→ **SHORT PROBLEM**: Reproduce the material word for word; the images stay out.

→ **DATA SEGMENT**:
+---+

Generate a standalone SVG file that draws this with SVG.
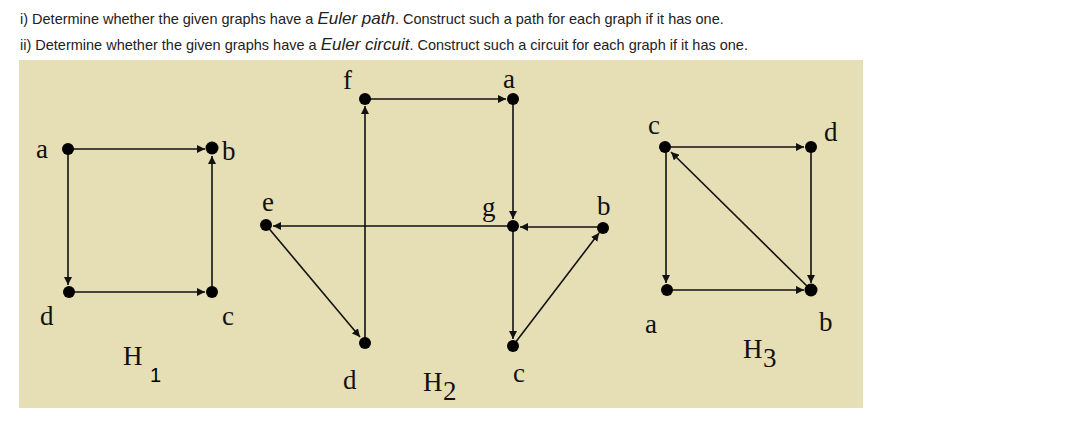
<svg xmlns="http://www.w3.org/2000/svg" width="1082" height="422" viewBox="0 0 1082 422">
<style>
.t{font-family:"Liberation Sans",Arial,sans-serif;font-size:14.5px;fill:#222}
.i{font-style:italic;font-size:17px}
.l{font-family:"Liberation Serif","Times New Roman",serif;font-size:27px;fill:#111}
.e{stroke:#111;stroke-width:1.6;fill:none;marker-end:url(#ar)}
.n{fill:#000}
</style>
<defs><marker id="ar" viewBox="0 0 10 10" refX="10" refY="5" markerWidth="6" markerHeight="6" orient="auto" markerUnits="userSpaceOnUse"><path d="M0,0L10,5L0,10z" fill="#111"/></marker>
<marker id="ar2" viewBox="0 0 10 10" refX="10" refY="5" markerWidth="8" markerHeight="8" orient="auto" markerUnits="userSpaceOnUse"><path d="M0,0L10,5L0,10z" fill="#111"/></marker></defs>
<rect width="1082" height="422" fill="#fff"/>
<text class="t" x="20" y="24">i) Determine whether the given graphs have a <tspan class="i">Euler path</tspan>.  Construct such a path for each graph if it has one.</text>
<text class="t" x="20" y="50">ii) Determine whether the given graphs have a <tspan class="i">Euler circuit</tspan>.  Construct such a circuit for each graph if it has one.</text>
<rect x="19" y="60" width="844" height="348" fill="#e6dfb6"/>
<g id="connectors" style="marker-end:url(#ar2)">
<line class="e" style="marker-end:url(#ar2)" x1="68" y1="149" x2="205" y2="149"/>
<line class="e" style="marker-end:url(#ar2)" x1="68" y1="149" x2="68" y2="285"/>
<line class="e" style="marker-end:url(#ar2)" x1="68" y1="292" x2="205" y2="292"/>
<line class="e" style="marker-end:url(#ar2)" x1="212" y1="292" x2="212" y2="156"/>
<line class="e" style="marker-end:url(#ar2)" x1="365" y1="99" x2="506" y2="99"/>
<line class="e" style="marker-end:url(#ar2)" x1="513" y1="99" x2="513" y2="219"/>
<line class="e" style="marker-end:url(#ar2)" x1="365" y1="343" x2="365" y2="106"/>
<line class="e" style="marker-end:url(#ar2)" x1="513" y1="226" x2="273" y2="226"/>
<line class="e" style="marker-end:url(#ar2)" x1="603" y1="227" x2="520" y2="227"/>
<line class="e" style="marker-end:url(#ar2)" x1="266" y1="225" x2="360" y2="337"/>
<line class="e" style="marker-end:url(#ar2)" x1="513" y1="226" x2="513" y2="339"/>
<line class="e" style="marker-end:url(#ar2)" x1="515" y1="343" x2="599" y2="233"/>
<line class="e" style="marker-end:url(#ar2)" x1="665" y1="147" x2="804" y2="147"/>
<line class="e" style="marker-end:url(#ar2)" x1="811" y1="147" x2="811" y2="283"/>
<line class="e" style="marker-end:url(#ar2)" x1="811" y1="290" x2="671" y2="152"/>
<line class="e" style="marker-end:url(#ar2)" x1="666" y1="147" x2="666" y2="283"/>
<line class="e" style="marker-end:url(#ar2)" x1="667" y1="290" x2="804" y2="290"/>
</g>
<g id="H1">
<g id="h1a"><circle class="n" cx="68" cy="149" r="6"/><text class="l" x="36" y="158">a</text></g>
<g id="h1b"><circle class="n" cx="212" cy="148" r="6.5"/><text class="l" x="222" y="160">b</text></g>
<g id="h1d"><circle class="n" cx="69" cy="292" r="6"/><text class="l" x="40" y="325">d</text></g>
<g id="h1c"><circle class="n" cx="212" cy="292" r="6"/><text class="l" x="222" y="325">c</text></g>
<text class="l" x="123" y="365">H</text><text x="150" y="382" font-family="Liberation Sans,Arial,sans-serif" font-size="20" fill="#000">1</text>
</g>
<g id="H2">
<g id="h2f"><circle class="n" cx="365" cy="99" r="6"/><text class="l" x="343" y="89">f</text></g>
<g id="h2a"><circle class="n" cx="513" cy="99" r="6"/><text class="l" x="503" y="88">a</text></g>
<g id="h2e"><circle class="n" cx="266" cy="225" r="6"/><text class="l" x="262" y="211">e</text></g>
<g id="h2g"><circle class="n" cx="513" cy="226" r="6"/><text class="l" x="482" y="216">g</text></g>
<g id="h2b"><circle class="n" cx="603" cy="228" r="6"/><text class="l" x="597" y="215">b</text></g>
<g id="h2d"><circle class="n" cx="365" cy="343" r="6"/><text class="l" x="343" y="389">d</text></g>
<g id="h2c"><circle class="n" cx="513" cy="346" r="6"/><text class="l" x="513" y="382">c</text></g>
<text class="l" x="423" y="391">H</text><text class="l" x="443" y="400" font-size="18">2</text>
</g>
<g id="H3">
<g id="h3c"><circle class="n" cx="665" cy="147" r="6"/><text class="l" x="648" y="134">c</text></g>
<g id="h3d"><circle class="n" cx="811" cy="147" r="6"/><text class="l" x="824" y="141">d</text></g>
<g id="h3a"><circle class="n" cx="667" cy="290" r="6"/><text class="l" x="645" y="333">a</text></g>
<g id="h3b"><circle class="n" cx="811" cy="290" r="6.5"/><text class="l" x="819" y="331">b</text></g>
<text class="l" x="743" y="358">H</text><text class="l" x="763" y="367" font-size="18">3</text>
</g>
</svg>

+---+

→ **RESPONSE BELOW**:
Generate a standalone SVG file that draws this with SVG.
<svg xmlns="http://www.w3.org/2000/svg" width="1082" height="422" viewBox="0 0 1082 422">
<style>
.t{font-family:"Liberation Sans",Arial,sans-serif;font-size:14.5px;fill:#222}
.i{font-style:italic;font-size:17px}
.l{font-family:"Liberation Serif","Times New Roman",serif;font-size:27px;fill:#111}
.e{stroke:#111;stroke-width:1.6;fill:none;marker-end:url(#ar)}
.n{fill:#000}
</style>
<defs><marker id="ar" viewBox="0 0 10 10" refX="10" refY="5" markerWidth="6" markerHeight="6" orient="auto" markerUnits="userSpaceOnUse"><path d="M0,0L10,5L0,10z" fill="#111"/></marker>
<marker id="ar2" viewBox="0 0 10 10" refX="10" refY="5" markerWidth="8" markerHeight="8" orient="auto" markerUnits="userSpaceOnUse"><path d="M0,0L10,5L0,10z" fill="#111"/></marker></defs>
<rect width="1082" height="422" fill="#fff"/>
<text class="t" x="20" y="24">i) Determine whether the given graphs have a <tspan class="i">Euler path</tspan>.  Construct such a path for each graph if it has one.</text>
<text class="t" x="20" y="50">ii) Determine whether the given graphs have a <tspan class="i">Euler circuit</tspan>.  Construct such a circuit for each graph if it has one.</text>
<rect x="19" y="60" width="844" height="348" fill="#e6dfb6"/>
<g id="connectors" style="marker-end:url(#ar2)">
<line class="e" style="marker-end:url(#ar2)" x1="68" y1="149" x2="205" y2="149"/>
<line class="e" style="marker-end:url(#ar2)" x1="68" y1="149" x2="68" y2="285"/>
<line class="e" style="marker-end:url(#ar2)" x1="68" y1="292" x2="205" y2="292"/>
<line class="e" style="marker-end:url(#ar2)" x1="212" y1="292" x2="212" y2="156"/>
<line class="e" style="marker-end:url(#ar2)" x1="365" y1="99" x2="506" y2="99"/>
<line class="e" style="marker-end:url(#ar2)" x1="513" y1="99" x2="513" y2="219"/>
<line class="e" style="marker-end:url(#ar2)" x1="365" y1="343" x2="365" y2="106"/>
<line class="e" style="marker-end:url(#ar2)" x1="513" y1="226" x2="273" y2="226"/>
<line class="e" style="marker-end:url(#ar2)" x1="603" y1="227" x2="520" y2="227"/>
<line class="e" style="marker-end:url(#ar2)" x1="266" y1="225" x2="360" y2="337"/>
<line class="e" style="marker-end:url(#ar2)" x1="513" y1="226" x2="513" y2="339"/>
<line class="e" style="marker-end:url(#ar2)" x1="515" y1="343" x2="599" y2="233"/>
<line class="e" style="marker-end:url(#ar2)" x1="665" y1="147" x2="804" y2="147"/>
<line class="e" style="marker-end:url(#ar2)" x1="811" y1="147" x2="811" y2="283"/>
<line class="e" style="marker-end:url(#ar2)" x1="811" y1="290" x2="671" y2="152"/>
<line class="e" style="marker-end:url(#ar2)" x1="666" y1="147" x2="666" y2="283"/>
<line class="e" style="marker-end:url(#ar2)" x1="667" y1="290" x2="804" y2="290"/>
</g>
<g id="H1">
<g id="h1a"><circle class="n" cx="68" cy="149" r="6"/><text class="l" x="36" y="158">a</text></g>
<g id="h1b"><circle class="n" cx="212" cy="148" r="6.5"/><text class="l" x="222" y="160">b</text></g>
<g id="h1d"><circle class="n" cx="69" cy="292" r="6"/><text class="l" x="40" y="325">d</text></g>
<g id="h1c"><circle class="n" cx="212" cy="292" r="6"/><text class="l" x="222" y="325">c</text></g>
<text class="l" x="123" y="365">H</text><text x="150" y="382" font-family="Liberation Sans,Arial,sans-serif" font-size="20" fill="#000">1</text>
</g>
<g id="H2">
<g id="h2f"><circle class="n" cx="365" cy="99" r="6"/><text class="l" x="343" y="89">f</text></g>
<g id="h2a"><circle class="n" cx="513" cy="99" r="6"/><text class="l" x="503" y="88">a</text></g>
<g id="h2e"><circle class="n" cx="266" cy="225" r="6"/><text class="l" x="262" y="211">e</text></g>
<g id="h2g"><circle class="n" cx="513" cy="226" r="6"/><text class="l" x="482" y="216">g</text></g>
<g id="h2b"><circle class="n" cx="603" cy="228" r="6"/><text class="l" x="597" y="215">b</text></g>
<g id="h2d"><circle class="n" cx="365" cy="343" r="6"/><text class="l" x="343" y="389">d</text></g>
<g id="h2c"><circle class="n" cx="513" cy="346" r="6"/><text class="l" x="513" y="382">c</text></g>
<text class="l" x="423" y="391">H</text><text class="l" x="443" y="400" font-size="18">2</text>
</g>
<g id="H3">
<g id="h3c"><circle class="n" cx="665" cy="147" r="6"/><text class="l" x="648" y="134">c</text></g>
<g id="h3d"><circle class="n" cx="811" cy="147" r="6"/><text class="l" x="824" y="141">d</text></g>
<g id="h3a"><circle class="n" cx="667" cy="290" r="6"/><text class="l" x="645" y="333">a</text></g>
<g id="h3b"><circle class="n" cx="811" cy="290" r="6.5"/><text class="l" x="819" y="331">b</text></g>
<text class="l" x="743" y="358">H</text><text class="l" x="763" y="367" font-size="18">3</text>
</g>
</svg>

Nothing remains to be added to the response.